Where did these people end up finding the “richness” in their lives?

Some of them found it in handwork, as advocated by Gandhi, such as hand bookbinding, woodblock carving, or pottery. Others have found it in farming, or painting, or yoga, or the intellectual study of Hindu philosophy. And yet others have found a profound richness in the basic acts of what they call “everyday life,” such as gathering branches for the fire, preparing their meals, or gathering wild mushrooms in the forest. In fact, it is this emphasis on everyday life as a pathway to transcendence that was one of the most important teachings that they gave to me.

How might these ideas translate to us?

I’ve been able to put these teachings into practice in my own life in Northern California. The first step is, I believe, to recognize our own “time poverty” and that you can do something about it. Then I recommend putting aside a significant chunk of time, a few days perhaps, entirely devoted to examining how we let our lives get set up so that we are in stress, overbusy, and with no time for reflection, long conversations with the ones we love, or time in nature to contemplate.

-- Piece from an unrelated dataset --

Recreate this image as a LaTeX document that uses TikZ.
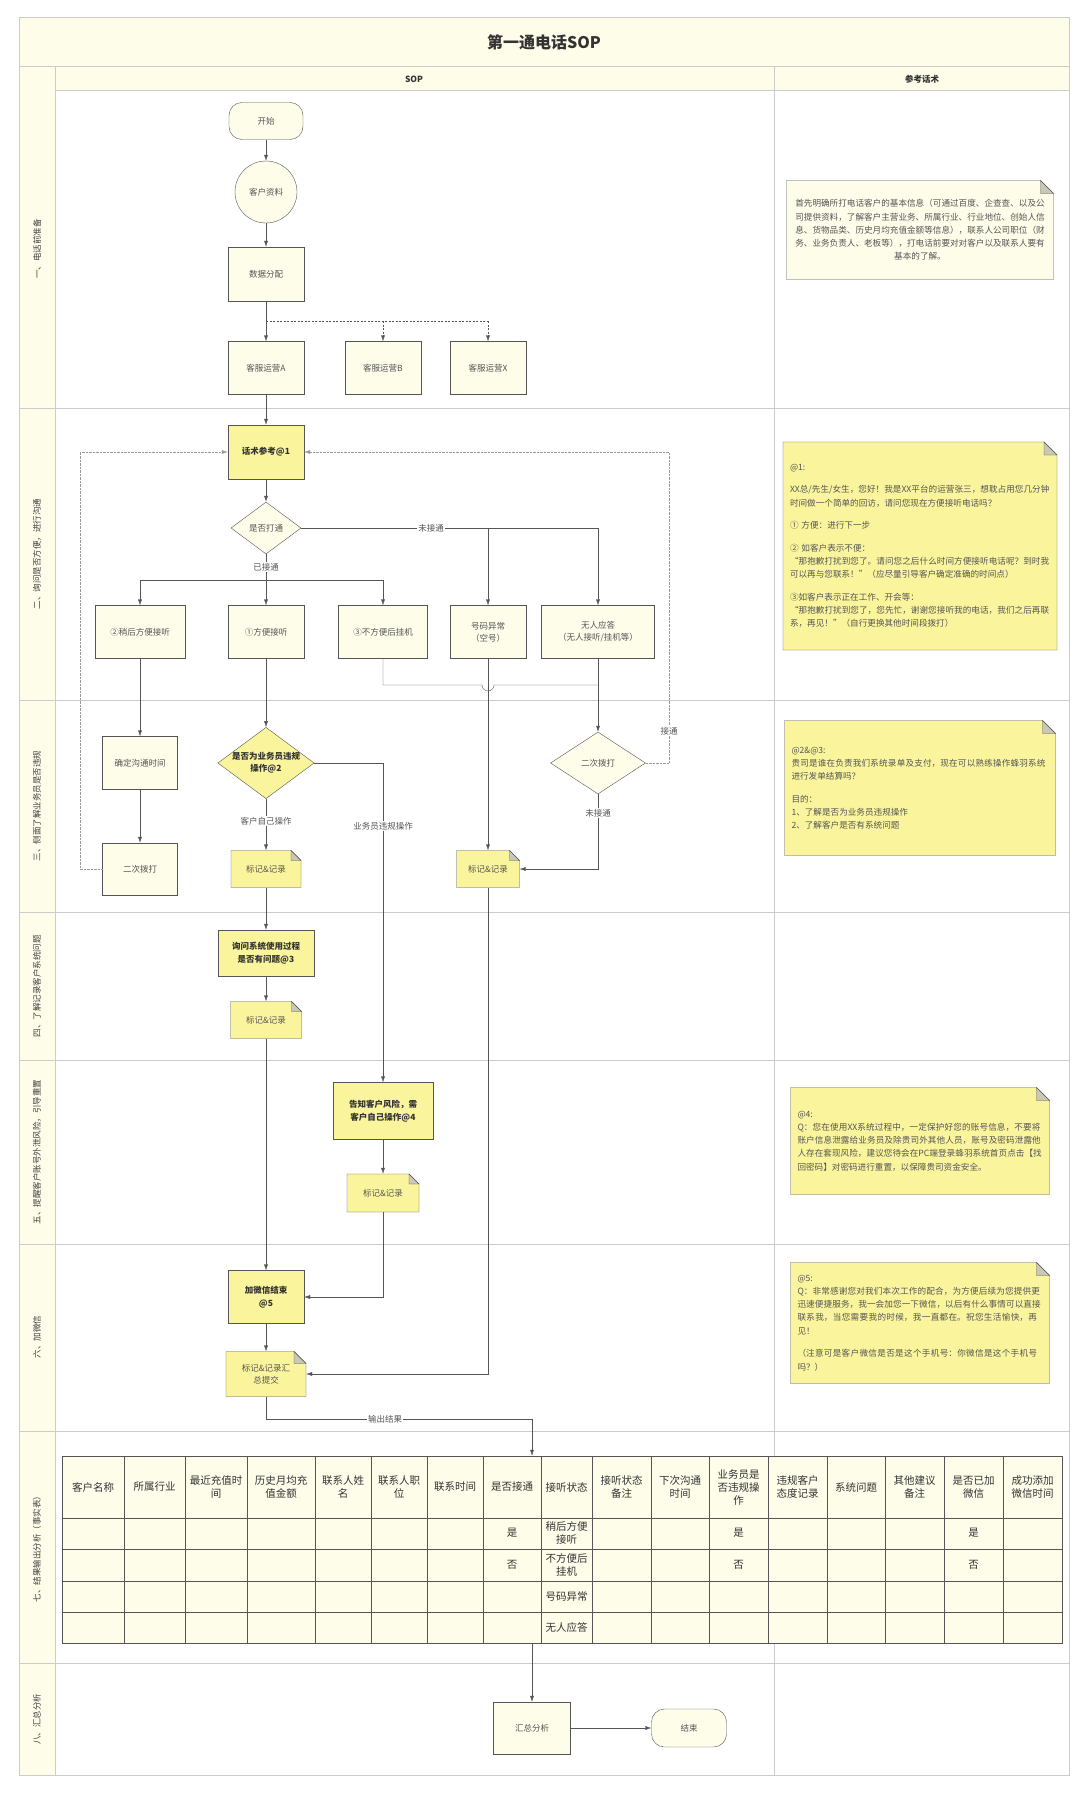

Once we do that, we can devise a strategy, a concrete strategy, to minimize our dependence on technology, and increase the number of things that we do for ourselves. Total “self- sufficiency” may not be possible, but we can always increase our self-reliance, and from that have more time and energy to give to our communities, social causes, and our families.

But perhaps the biggest learning I had is that the very attitudes and beliefs that make a sustainable, satisfying life seem impossible are usually subliminal beliefs about what we think we “need,” when we actually don’t. Since they are subliminal, they are by nature hard to notice. That is why I chose to write this book as a series of stories of individual people’s journeys instead of bullet-point suggestions or a how-to. What kind of internalized grandiosity, what kind of dependence on an industrial system mediated only by money do we simply presuppose, without even thinking about it? If we can recognize these assumptions, that’s the first step in becoming free from them.